If part of your down payment or earnest money comes from a family member, your lender will require a gift letter signed by the donor. The letter must state the dollar amount, confirm that no repayment is expected, and include the donor’s name, address, phone number, and relationship to you.6Fannie Mae. Personal Gifts
The lender also needs to verify that the funds have actually been transferred — through a copy of the donor’s check and your deposit slip, evidence of an electronic transfer, or similar documentation. If the transfer has not happened before closing, the donor must provide the gift funds directly to the closing agent in the form of a certified check, cashier’s check, or electronic transfer.6Fannie Mae. Personal Gifts Your agent should flag gift-funded deposits early so the lender can request this paperwork well before it causes a delay.
Your agent may negotiate seller concessions — credits from the seller that reduce the cash you need at closing. These concessions can cover expenses like loan origination fees, prepaid property taxes, homeowners insurance, appraisal fees, and discount points to lower your interest rate. However, seller concessions generally cannot be applied toward your down payment — only toward closing costs and prepaid expenses.
The maximum concession depends on your loan type and down payment size. For conventional loans backed by Fannie Mae:7Fannie Mae. Interested Party Contributions (IPCs)
For VA loans, seller concessions are capped at 4% of the home’s reasonable value, though credits that go directly toward the loan’s closing costs are not subject to that cap.8U.S. Department of Veterans Affairs. VA Funding Fee and Loan Closing Costs FHA loans cap seller concessions at 6% of the purchase price. Your agent handles the negotiation, but the lender ultimately determines whether the concession fits within the loan program’s limits. Concessions that exceed the cap must be deducted from the sale price for underwriting purposes.7Fannie Mae. Interested Party Contributions (IPCs)
After your offer is accepted and a purchase agreement is signed, your agent becomes the main point of communication between you, your lender, and the other parties involved in closing. This coordination phase covers several milestones that must happen on schedule to avoid breaching the contract.
The lender orders an appraisal to confirm the property’s value supports the loan amount. Your agent tracks when the appraisal is ordered and follows up on the report. If the appraised value meets or exceeds the purchase price, the loan moves forward. If it comes in low, the lender may reduce the loan amount, leaving you to cover the difference in cash or renegotiate the price with the seller.
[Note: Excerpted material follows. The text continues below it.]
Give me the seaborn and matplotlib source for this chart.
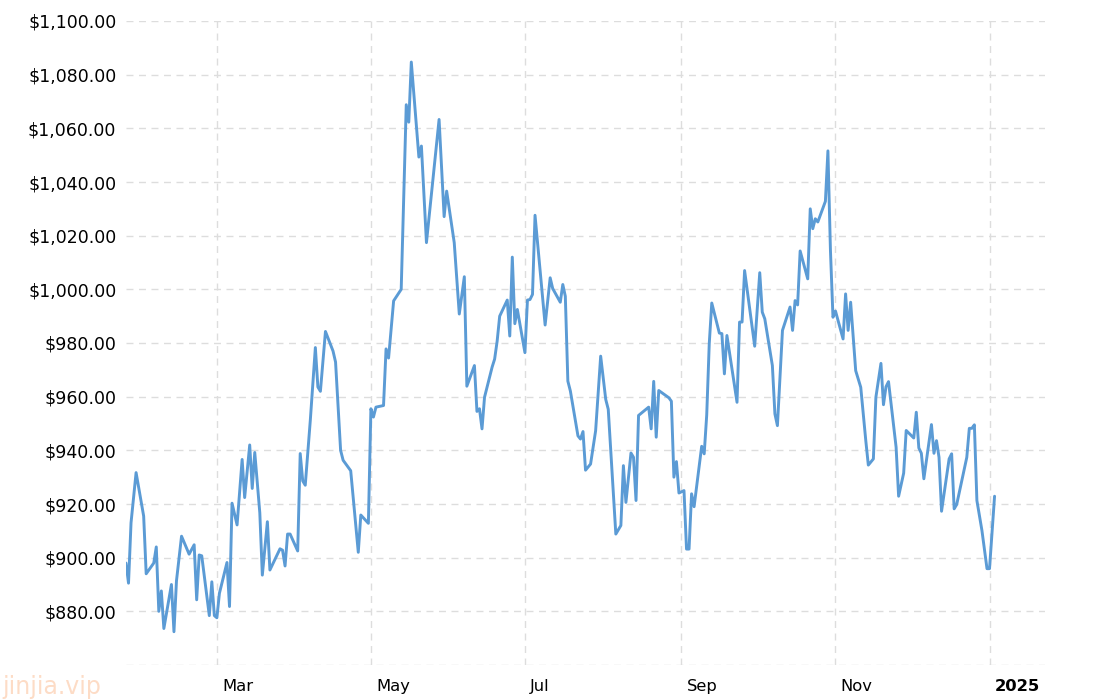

When an appraisal comes in below the contract price, your agent can help by gathering comparable sales data to support a reconsideration of value — a formal request asking the appraiser to reassess the property. The agent submits this information through the lender, not directly to the appraiser, to preserve appraiser independence. A successful reconsideration can save the deal without requiring you to bring extra cash to closing.
Your purchase contract likely includes a financing contingency — a clause that lets you back out and keep your earnest money deposit if you cannot secure a loan within a set timeframe, often 30 to 60 days. Earnest money deposits typically range from 1% to 3% of the purchase price, though competitive markets sometimes push deposits higher.
Your agent monitors this deadline closely. If loan approval is running behind schedule, the agent can request an extension from the seller before the contingency expires. Missing the deadline without an extension could put your deposit at risk of forfeiture. Communication between your agent and loan officer also covers details the lender needs for final calculations — property taxes, homeowners association dues, and insurance requirements. This back-and-forth keeps the transaction on track for the scheduled closing date.
Your lender will pull your credit a second time shortly before closing to verify that your financial situation has not changed since your pre-approval. New debt, missed payments, or a job change during escrow can derail a loan that was otherwise on track — and with it, your earnest money deposit and the entire transaction.
If the lender discovers additional debt after underwriting, and that debt pushes your debt-to-income ratio above the loan program’s threshold, the mortgage must be re-underwritten. For loans sold to Fannie Mae, a recalculated ratio exceeding 45% on a manually underwritten loan or 50% on an automated underwriting loan makes the mortgage ineligible for delivery.9Fannie Mae. Debt-to-Income Ratios Even if the new ratio stays below those ceilings, any increase can trigger a full re-review of your file.
Your agent should give you this warning early: avoid major purchases, do not open new credit accounts, do not change jobs if possible, and do not move large sums between bank accounts without documenting the transfers. These precautions protect the loan approval your agent has spent weeks coordinating around.
Real estate agents are not licensed mortgage loan originators. Federal law specifically excludes people who perform real estate brokerage activities from the definition of “loan originator,” provided they are not compensated by a lender or mortgage broker for that work.10GovInfo. 12 USC 5102 – Definitions That exclusion means agents are not subject to mortgage licensing requirements for their normal work — but it also means they lack the specialized training and credentials to give detailed loan advice.
Your agent can explain general concepts, like the difference between a fixed-rate and adjustable-rate mortgage or how a larger down payment affects your options. What they should not do is advise you on which loan product to choose, calculate how interest rate changes affect your long-term costs, or offer guidance on mortgage-related tax deductions. The mortgage interest deduction alone — with its $750,000 debt cap and rules that vary based on when you took out the loan — illustrates why tax questions belong with a tax professional rather than your real estate agent.
If your agent starts offering detailed opinions on specific loan terms, closing cost breakdowns, or credit repair strategies, redirect those questions to your lender or a financial advisor. The boundary exists because mortgage lending is a specialized field with its own licensing requirements, and the professionals who hold those licenses are trained to navigate the regulations that govern your loan.